The First Start Procedure and Break-In
Before attempting to start the engine, all systems must be charged with fresh fluids, including the specified amount of engine oil, coolant, and transmission fluid. Priming the oil system is a preventative action that builds oil pressure before the engine fires, preventing damage to dry bearings upon initial rotation. This is accomplished by disabling the fuel pump or ignition system and cranking the engine for several short intervals until the oil pressure gauge registers positive pressure.
The initial startup should be brief, and an immediate check of the oil pressure gauge is the priority. If pressure does not register within a few seconds of ignition, the engine must be shut down immediately to investigate the cause. Once running, the engine should be allowed to reach operating temperature, enabling the thermostat to open and the cooling system to fully circulate coolant.
During this warm-up period, a meticulous inspection for fluid leaks at all seals, hoses, and drain plugs is necessary. For new or rebuilt engines, the first 20 minutes of operation are utilized for camshaft break-in, often requiring the engine speed to be maintained at a varying range between 2,000 and 3,000 revolutions per minute. This elevated speed ensures adequate oil splash lubrication to the camshaft lobes and lifters, which is especially important for flat-tappet designs.
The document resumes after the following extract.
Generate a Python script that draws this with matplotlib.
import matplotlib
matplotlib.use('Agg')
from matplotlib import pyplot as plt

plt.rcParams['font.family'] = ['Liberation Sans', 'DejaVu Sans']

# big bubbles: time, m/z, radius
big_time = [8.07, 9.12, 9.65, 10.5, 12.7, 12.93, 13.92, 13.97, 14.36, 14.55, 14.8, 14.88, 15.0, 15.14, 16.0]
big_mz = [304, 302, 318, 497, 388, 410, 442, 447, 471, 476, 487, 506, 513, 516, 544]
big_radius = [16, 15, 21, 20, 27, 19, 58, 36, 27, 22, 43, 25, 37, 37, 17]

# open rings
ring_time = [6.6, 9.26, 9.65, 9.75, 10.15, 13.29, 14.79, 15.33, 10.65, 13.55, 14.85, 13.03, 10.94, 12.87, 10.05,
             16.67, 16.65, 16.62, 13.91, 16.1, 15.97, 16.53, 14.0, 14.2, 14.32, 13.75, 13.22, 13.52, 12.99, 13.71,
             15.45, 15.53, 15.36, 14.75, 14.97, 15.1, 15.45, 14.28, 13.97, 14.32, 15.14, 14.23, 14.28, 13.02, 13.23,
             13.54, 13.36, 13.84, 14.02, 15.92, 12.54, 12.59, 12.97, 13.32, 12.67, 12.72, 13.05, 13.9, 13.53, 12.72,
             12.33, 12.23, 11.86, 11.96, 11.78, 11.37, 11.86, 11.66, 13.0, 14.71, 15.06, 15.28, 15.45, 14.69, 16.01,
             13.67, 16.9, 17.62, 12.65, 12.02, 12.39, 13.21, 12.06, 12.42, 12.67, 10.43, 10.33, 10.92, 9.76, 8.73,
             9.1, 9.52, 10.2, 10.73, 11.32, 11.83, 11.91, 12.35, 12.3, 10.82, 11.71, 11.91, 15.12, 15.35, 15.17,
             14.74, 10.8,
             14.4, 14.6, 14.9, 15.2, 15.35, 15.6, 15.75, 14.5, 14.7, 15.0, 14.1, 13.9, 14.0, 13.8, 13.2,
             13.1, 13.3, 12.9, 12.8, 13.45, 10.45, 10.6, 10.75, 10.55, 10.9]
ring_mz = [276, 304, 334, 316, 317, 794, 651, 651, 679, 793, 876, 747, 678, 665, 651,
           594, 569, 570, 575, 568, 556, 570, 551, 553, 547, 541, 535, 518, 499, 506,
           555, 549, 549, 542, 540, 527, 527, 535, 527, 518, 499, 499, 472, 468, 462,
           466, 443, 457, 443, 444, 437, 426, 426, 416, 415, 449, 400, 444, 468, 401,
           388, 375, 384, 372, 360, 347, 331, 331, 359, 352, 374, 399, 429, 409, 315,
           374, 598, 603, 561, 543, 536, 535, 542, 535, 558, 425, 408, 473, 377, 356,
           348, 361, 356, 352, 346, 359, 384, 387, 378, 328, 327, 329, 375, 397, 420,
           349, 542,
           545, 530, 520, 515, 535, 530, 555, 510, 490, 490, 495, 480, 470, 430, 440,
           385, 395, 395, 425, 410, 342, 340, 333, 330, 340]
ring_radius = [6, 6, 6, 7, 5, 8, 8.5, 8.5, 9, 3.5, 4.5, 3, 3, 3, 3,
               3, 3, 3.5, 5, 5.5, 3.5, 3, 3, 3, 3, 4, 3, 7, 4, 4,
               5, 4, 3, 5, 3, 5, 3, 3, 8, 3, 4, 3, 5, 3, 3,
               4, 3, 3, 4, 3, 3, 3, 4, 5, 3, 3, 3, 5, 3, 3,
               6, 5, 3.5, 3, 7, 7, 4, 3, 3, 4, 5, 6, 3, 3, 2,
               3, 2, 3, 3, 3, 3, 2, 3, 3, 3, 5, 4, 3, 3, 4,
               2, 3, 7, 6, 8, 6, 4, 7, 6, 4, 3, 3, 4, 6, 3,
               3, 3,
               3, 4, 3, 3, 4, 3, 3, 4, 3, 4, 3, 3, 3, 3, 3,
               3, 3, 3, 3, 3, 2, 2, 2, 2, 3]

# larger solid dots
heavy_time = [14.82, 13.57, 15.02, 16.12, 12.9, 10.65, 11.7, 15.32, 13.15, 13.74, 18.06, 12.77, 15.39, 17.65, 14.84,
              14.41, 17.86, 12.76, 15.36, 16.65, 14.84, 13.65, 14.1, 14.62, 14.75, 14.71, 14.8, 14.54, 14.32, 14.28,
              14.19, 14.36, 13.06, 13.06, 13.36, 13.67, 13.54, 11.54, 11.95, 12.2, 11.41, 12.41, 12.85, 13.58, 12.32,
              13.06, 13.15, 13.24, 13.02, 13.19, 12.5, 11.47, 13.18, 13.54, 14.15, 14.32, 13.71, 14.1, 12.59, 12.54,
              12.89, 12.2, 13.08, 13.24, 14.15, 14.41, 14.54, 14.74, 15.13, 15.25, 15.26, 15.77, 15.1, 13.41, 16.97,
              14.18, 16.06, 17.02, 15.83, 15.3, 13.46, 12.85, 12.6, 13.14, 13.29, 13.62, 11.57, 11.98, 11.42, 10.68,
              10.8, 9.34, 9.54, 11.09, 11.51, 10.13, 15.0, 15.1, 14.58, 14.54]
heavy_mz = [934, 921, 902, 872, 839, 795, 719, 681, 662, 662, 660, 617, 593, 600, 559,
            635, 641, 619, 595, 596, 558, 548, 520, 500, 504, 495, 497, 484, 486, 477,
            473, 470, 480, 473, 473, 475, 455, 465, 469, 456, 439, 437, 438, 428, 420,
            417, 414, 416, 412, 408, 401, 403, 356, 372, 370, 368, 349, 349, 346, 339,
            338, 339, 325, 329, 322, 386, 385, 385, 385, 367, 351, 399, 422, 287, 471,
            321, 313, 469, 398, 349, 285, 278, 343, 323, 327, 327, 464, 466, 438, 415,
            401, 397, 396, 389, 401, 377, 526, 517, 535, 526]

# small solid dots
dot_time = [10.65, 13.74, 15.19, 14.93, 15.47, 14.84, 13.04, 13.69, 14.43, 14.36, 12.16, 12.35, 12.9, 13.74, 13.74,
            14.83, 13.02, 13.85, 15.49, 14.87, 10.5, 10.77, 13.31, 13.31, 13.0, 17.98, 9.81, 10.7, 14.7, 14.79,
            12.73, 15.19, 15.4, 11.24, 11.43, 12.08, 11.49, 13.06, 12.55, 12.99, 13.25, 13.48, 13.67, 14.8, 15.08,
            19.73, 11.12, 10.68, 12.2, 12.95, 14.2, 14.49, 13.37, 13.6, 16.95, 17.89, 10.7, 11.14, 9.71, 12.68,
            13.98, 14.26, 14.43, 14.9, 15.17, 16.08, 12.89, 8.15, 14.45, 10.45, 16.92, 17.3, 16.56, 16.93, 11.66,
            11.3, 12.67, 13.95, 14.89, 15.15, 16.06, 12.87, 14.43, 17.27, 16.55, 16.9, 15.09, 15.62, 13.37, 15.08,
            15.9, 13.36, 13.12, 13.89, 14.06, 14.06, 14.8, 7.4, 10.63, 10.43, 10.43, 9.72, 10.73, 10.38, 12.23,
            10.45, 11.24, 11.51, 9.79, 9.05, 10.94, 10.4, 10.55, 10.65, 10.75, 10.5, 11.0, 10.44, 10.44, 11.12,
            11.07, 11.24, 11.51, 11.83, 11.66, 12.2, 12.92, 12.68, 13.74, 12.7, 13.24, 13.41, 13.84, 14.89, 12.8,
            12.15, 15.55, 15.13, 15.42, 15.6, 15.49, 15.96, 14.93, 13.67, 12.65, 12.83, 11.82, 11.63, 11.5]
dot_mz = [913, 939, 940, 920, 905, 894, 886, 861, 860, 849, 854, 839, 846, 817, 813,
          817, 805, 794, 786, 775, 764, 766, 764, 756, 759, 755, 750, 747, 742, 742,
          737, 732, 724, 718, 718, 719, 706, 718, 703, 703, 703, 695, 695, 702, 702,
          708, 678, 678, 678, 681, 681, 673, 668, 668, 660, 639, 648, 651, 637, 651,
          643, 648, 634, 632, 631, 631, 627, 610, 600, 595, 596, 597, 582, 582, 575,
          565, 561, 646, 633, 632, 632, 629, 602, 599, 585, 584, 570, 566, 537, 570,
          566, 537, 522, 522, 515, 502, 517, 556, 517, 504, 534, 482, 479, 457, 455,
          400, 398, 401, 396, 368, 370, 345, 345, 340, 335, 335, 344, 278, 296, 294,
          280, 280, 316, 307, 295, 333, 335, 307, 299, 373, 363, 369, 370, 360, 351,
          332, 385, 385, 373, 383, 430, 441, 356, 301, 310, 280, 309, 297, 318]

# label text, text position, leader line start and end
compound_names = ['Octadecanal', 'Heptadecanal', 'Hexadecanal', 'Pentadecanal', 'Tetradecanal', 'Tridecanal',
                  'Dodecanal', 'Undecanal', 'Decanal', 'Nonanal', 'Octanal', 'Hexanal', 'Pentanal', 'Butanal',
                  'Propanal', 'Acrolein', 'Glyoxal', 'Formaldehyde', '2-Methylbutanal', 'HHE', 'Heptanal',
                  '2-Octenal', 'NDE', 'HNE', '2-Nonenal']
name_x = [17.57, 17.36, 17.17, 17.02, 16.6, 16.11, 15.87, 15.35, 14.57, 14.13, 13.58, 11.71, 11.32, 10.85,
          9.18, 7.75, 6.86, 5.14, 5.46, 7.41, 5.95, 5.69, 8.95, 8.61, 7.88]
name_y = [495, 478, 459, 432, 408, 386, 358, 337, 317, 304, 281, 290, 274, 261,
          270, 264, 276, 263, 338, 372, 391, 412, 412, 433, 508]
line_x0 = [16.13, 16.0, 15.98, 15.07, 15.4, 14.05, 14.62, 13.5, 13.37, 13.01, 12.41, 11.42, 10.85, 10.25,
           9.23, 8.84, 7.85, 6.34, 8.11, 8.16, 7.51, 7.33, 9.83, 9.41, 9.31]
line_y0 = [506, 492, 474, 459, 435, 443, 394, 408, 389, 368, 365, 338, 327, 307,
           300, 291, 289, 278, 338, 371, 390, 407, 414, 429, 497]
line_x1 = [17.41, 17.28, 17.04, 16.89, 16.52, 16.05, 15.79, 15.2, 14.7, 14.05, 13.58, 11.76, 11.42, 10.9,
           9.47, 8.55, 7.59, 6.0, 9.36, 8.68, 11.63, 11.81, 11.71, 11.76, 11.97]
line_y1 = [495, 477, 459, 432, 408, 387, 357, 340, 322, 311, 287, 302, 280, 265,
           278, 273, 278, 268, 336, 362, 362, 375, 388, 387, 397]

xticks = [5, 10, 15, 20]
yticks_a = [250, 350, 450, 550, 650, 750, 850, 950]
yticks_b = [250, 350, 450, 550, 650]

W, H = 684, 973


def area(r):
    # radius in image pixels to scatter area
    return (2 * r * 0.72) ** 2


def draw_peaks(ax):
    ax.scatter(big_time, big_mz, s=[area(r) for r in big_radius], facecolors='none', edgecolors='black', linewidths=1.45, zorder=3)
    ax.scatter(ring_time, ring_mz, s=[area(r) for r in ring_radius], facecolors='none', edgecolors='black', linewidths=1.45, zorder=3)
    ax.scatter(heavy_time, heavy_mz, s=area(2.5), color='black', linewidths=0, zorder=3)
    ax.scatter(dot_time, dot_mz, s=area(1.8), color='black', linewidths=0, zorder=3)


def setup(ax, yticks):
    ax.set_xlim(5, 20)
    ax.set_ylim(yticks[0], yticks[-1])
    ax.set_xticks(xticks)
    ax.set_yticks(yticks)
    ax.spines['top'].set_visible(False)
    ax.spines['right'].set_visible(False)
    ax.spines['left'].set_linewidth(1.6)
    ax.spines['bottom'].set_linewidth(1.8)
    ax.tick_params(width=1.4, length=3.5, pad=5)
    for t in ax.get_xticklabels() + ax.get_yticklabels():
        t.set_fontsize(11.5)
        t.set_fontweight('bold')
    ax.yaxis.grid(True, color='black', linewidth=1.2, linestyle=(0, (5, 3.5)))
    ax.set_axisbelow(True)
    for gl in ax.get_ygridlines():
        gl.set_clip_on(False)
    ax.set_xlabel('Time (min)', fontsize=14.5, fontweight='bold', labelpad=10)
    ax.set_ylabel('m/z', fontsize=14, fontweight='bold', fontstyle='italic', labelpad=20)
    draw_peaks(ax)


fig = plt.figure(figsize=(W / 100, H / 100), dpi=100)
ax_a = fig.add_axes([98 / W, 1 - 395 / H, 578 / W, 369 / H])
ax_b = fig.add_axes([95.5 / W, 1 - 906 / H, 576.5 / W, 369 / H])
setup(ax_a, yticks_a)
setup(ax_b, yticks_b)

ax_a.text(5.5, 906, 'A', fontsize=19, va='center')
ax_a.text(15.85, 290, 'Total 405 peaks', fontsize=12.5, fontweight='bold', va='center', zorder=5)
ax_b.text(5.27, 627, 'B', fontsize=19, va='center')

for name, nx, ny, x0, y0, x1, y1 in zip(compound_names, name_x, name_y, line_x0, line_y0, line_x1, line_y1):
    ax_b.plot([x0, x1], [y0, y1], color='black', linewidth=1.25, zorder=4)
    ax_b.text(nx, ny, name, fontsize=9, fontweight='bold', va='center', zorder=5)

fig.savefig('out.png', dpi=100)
The final stage involves the break-in period, where driving the vehicle with variable engine speeds and avoiding heavy loads is recommended for the first 500 to 1,000 miles. During this time, the engine speed should generally be kept below 4,000 RPM, and full throttle should be avoided to allow the piston rings to seat properly against the cylinder walls. A planned first oil change after this initial mileage removes any metallic wear particles generated during the seating of the new piston rings and bearings, promoting long-term engine health.